What If There's No Will?

Intestate Distribution in Massachusetts

There are many commonly held fallacies about what happens to the property of someone who dies without a Will, referred to as dying “intestate.” Does the state decide? Does the spouse decide? Does the state get the property? The actual answers are simpler, and more intuitive, than you may expect. This article will provide a general introduction to the laws of “intestate succession” in Massachusetts (for those dying on or after March 21, 2012, the effective date of the current law), with future articles delving further into the specifics of intestacy.

Who Takes?

The first and foremost question is often, who is entitled to the decedent’s real and personal property? The Massachusetts Uniform Probate Code (“MUPC”) sets forth a specific guide to distribution based on descent that attempts to mimic what most people would have likely intended in disposing of their property. But remember, intestate succession is “one-size-fits-all” and does not account for the decedent’s actual intent or the nature of relationships between family members. Moreover, intestate succession applies to any property not disposed of by a Will, and therefore may apply if a valid Will does not fully distribute an estate.   

In short, property is left to the decedent’s heirs in varying amounts depending on whether the heir is a spouse, a descendent (including children), a parent, a parents’ descendant (i.e. siblings, nieces and nephews), or other kin.  The size of an heir’s intestate share depends, in large part, on the degree of familial relationship between that heir and the decedent. Thus, it should come as no surprise that, where a decedent is survived only by his spouse and their young child, the surviving spouse takes the entire state. In contrast, where a decedent has no spouse or living children but is survived by many grandchildren and great grandchildren, each of those heirs will receive only a fraction of the estate. 

Descendants (i.e. children, grandchildren, etc.) take “per capita at each generation,” meaning that each living member of a particular generation who stands to inherit will takes in an amount equal to all other members of that generation who also stand to inherit, as opposed to a share based upon the number of members of that particular “branch” of the family. For example, Grandmother dies survived only by three grandchildren: Ann, Beth, and Cam. Grandmother’s daughter, Wanda, mother to Ann and Beth, predeceased Grandmother. Grandmother’s son, Xavier, father of Cam, also predeceased Grandmother. “Per capita at each generation” provides that Ann, Beth and Cam, each take an equal one-third share in Grandma's estate, as opposed to Ann and Beth each taking a quarter through Wanda, and Cam taking half through Xavier.

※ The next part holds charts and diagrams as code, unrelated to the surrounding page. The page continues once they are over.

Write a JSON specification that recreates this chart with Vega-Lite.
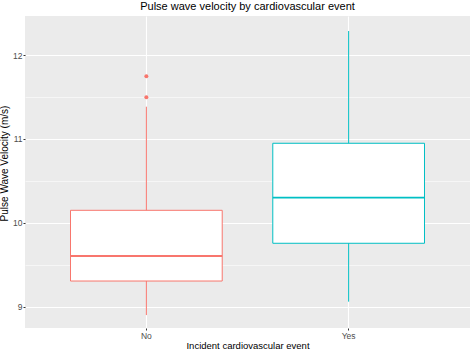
{
  "$schema": "https://vega.github.io/schema/vega-lite/v6.json",
  "autosize": "none",
  "width": 445,
  "height": 312,
  "padding": {"left": 25, "top": 16, "right": 4, "bottom": 23},
  "title": {"text": "Pulse wave velocity by cardiovascular event", "fontSize": 11, "font": "Liberation Sans", "fontWeight": "normal", "color": "#000000", "offset": 4},
  "config": {
    "view": {"fill": "#EBEBEB", "stroke": null},
    "font": "Liberation Sans"
  },
  "datasets": {
    "boxes": [
      {"event": "No", "lower": 8.90, "q1": 9.306, "median": 9.604, "q3": 10.149, "upper": 11.384},
      {"event": "Yes", "lower": 9.06, "q1": 9.756, "median": 10.30, "q3": 10.948, "upper": 12.286}
    ],
    "outliers": [
      {"event": "No", "value": 11.496},
      {"event": "No", "value": 11.746}
    ]
  },
  "encoding": {
    "x": {
      "field": "event", "type": "nominal",
      "scale": {"domain": ["No", "Yes"], "paddingInner": 0.25, "paddingOuter": 0.225},
      "axis": {
        "title": "Incident cardiovascular event", "titleFontSize": 9.5, "titleFontWeight": "normal", "titleColor": "#000000", "titlePadding": 1,
        "labelFontSize": 8.5, "labelColor": "#4D4D4D", "labelAngle": 0, "labelPadding": 1,
        "tickColor": "#333333", "tickSize": 2, "domain": false,
        "grid": true, "bandPosition": 0.5, "gridColor": "#FFFFFF", "gridWidth": 1.1
      }
    }
  },
  "layer": [
    {
      "data": {"name": "boxes"},
      "mark": {"type": "rule", "strokeWidth": 1},
      "encoding": {
        "y": {
          "field": "lower", "type": "quantitative",
          "scale": {"domain": [8.746, 12.465], "nice": false, "zero": false},
          "axis": {
            "title": "Pulse Wave Velocity (m/s)", "titleFontSize": 10, "titleFontWeight": "normal", "titleColor": "#000000", "titlePadding": 3, "titleY": 147,
            "values": [9, 9.5, 10, 10.5, 11, 11.5, 12],
            "labelExpr": "datum.value % 1 === 0 ? format(datum.value, 'd') : ''",
            "labelFontSize": 8.5, "labelColor": "#4D4D4D", "labelPadding": 1,
            "tickColor": "#333333", "tickSize": 2,
            "tickOpacity": {"condition": {"test": "datum.value % 1 !== 0", "value": 0}, "value": 1},
            "domain": false, "grid": true, "gridColor": "#FFFFFF",
            "gridWidth": {"condition": {"test": "datum.value % 1 !== 0", "value": 0.55}, "value": 1.1}
          }
        },
        "y2": {"field": "upper"},
        "color": {"field": "event", "type": "nominal", "scale": {"domain": ["No", "Yes"], "range": ["#F8766D", "#00BFC4"]}, "legend": null}
      }
    },
    {
      "data": {"name": "boxes"},
      "mark": {"type": "bar", "fill": "#FFFFFF", "strokeWidth": 1},
      "encoding": {
        "y": {"field": "q1", "type": "quantitative"},
        "y2": {"field": "q3"},
        "stroke": {"field": "event", "type": "nominal", "scale": {"domain": ["No", "Yes"], "range": ["#F8766D", "#00BFC4"]}, "legend": null}
      }
    },
    {
      "data": {"name": "boxes"},
      "mark": {"type": "bar", "fill": "#FFFFFF", "strokeWidth": 1.8},
      "encoding": {
        "y": {"field": "median", "type": "quantitative"},
        "y2": {"field": "median"},
        "stroke": {"field": "event", "type": "nominal", "scale": {"domain": ["No", "Yes"], "range": ["#F8766D", "#00BFC4"]}, "legend": null}
      }
    },
    {
      "data": {"name": "outliers"},
      "mark": {"type": "circle", "size": 16, "opacity": 1},
      "encoding": {
        "y": {"field": "value", "type": "quantitative"},
        "color": {"field": "event", "type": "nominal", "scale": {"domain": ["No", "Yes"], "range": ["#F8766D", "#00BFC4"]}, "legend": null}
      }
    }
  ]
}
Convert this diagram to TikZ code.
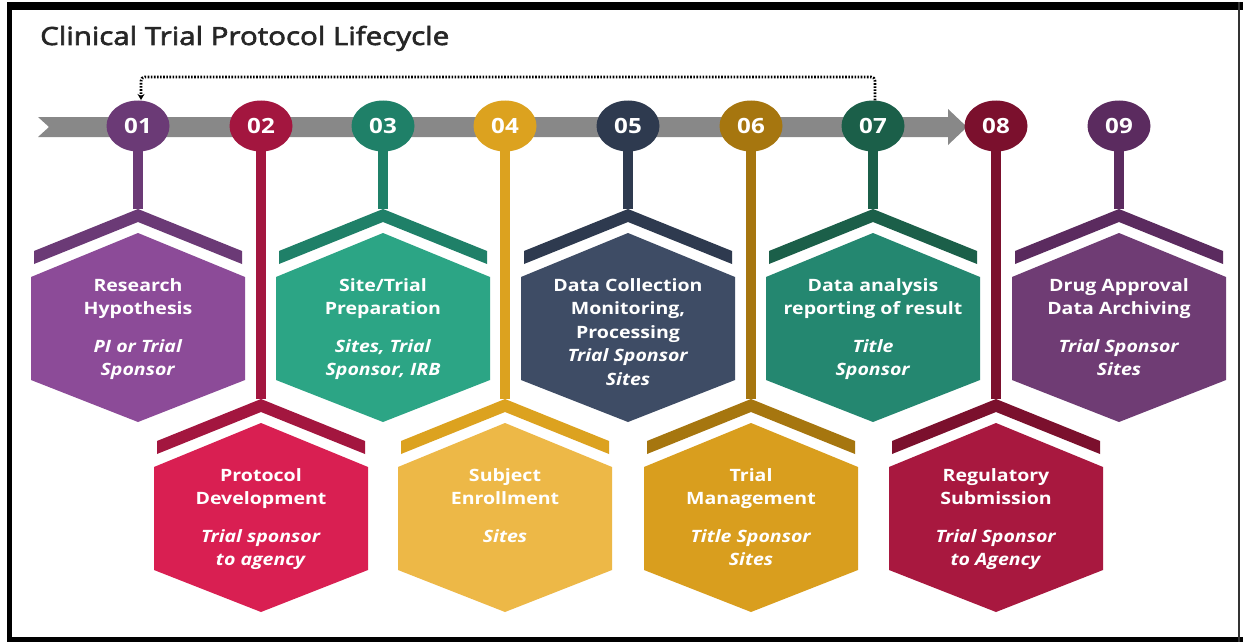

The MUPC addresses all family structures and provides a distribution scheme that attempts to address the needs and concerns of various heirs. Those distribution schemes are too numerous to summarize here. We invite you to contact us with specific questions.  

Does the Property Ever Go to the State?

In very limited and unusual circumstances, the decedent’s property will pass, or “escheat”, to the Commonwealth. However, in order for this to occur, a decedent must die intestate, without a living spouse, living children (including any descendants), parents, siblings (or their descendants), grandparents, aunts and uncles, cousins, or “next of kin” as “computed according to the rules of civil law.” MUPC § 2-103(4). Then, and only then, will the property escheat to the Commonwealth (or, possibly, directly to The Soldiers’ Home, a state-funded care facility for veterans).